Amina Khan, THE LOS ANGELES TIMES
Earth is losing its darkness. A new study using satellite data finds that artificially lit surfaces around the world are spreading and growing brighter, producing more light pollution at night.
The findings, described in the journal Science Advances, track what researchers called a worrisome trend that has implications for the environment as well as human health.
“This is concerning, of course, because we are convinced that artificial light is an environmental pollutant with ecological and evolutionary implications for many organisms — from bacteria to mammals, including us humans — and may reshape entire social ecological systems,” Franz Holker of the Leibniz-Institute of Freshwater Ecology and Inland Fisheries, one of the study’s authors, said in a briefing.
Thanks to electric lights, outdoor lighting grew at a rate of 3% to 6% annually in the second half of the 20th century. While this has benefited human productivity and safety, it has come with a dark side: The night is no longer dark enough.Half of Europe and a quarter of North America have experienced seriously modified light-dark cycles, the study authors wrote, calling it a “widespread ‘loss of the night.’ ”
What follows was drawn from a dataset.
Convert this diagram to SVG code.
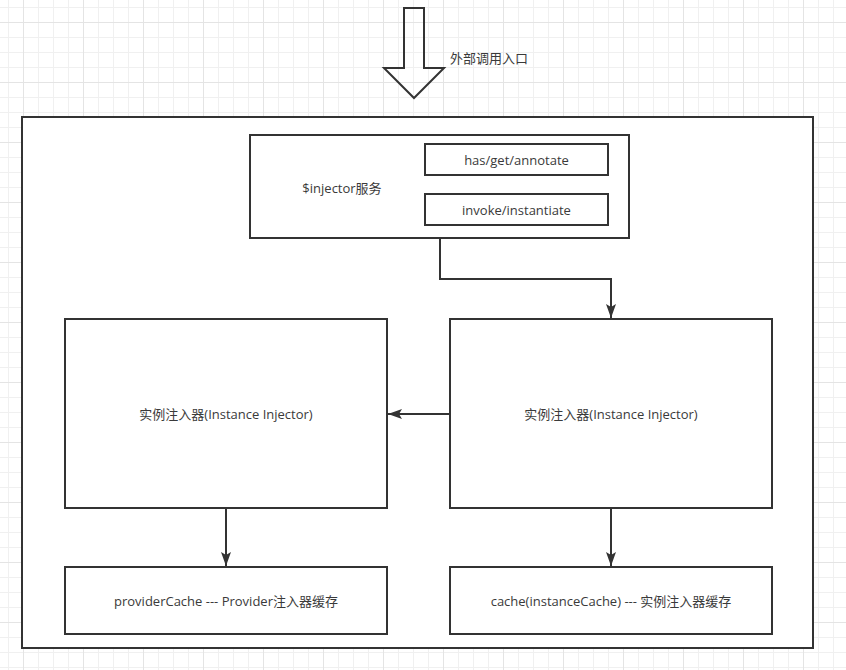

This light pollution can have serious consequences for living things, which have evolved in accordance with a natural day-night cycle, where the only major sources of light at night would have been the moon or more intermittent sources such as volcanoes, lightning, wildfires or auroras.
“From an evolutionary perspective, now, artificial light at night is a very new stressor,” Holker said. “The problem is that light has been introduced in places, times and intensities at which it does not naturally occur, and many organisms have had no chance to adapt to this new stressor.”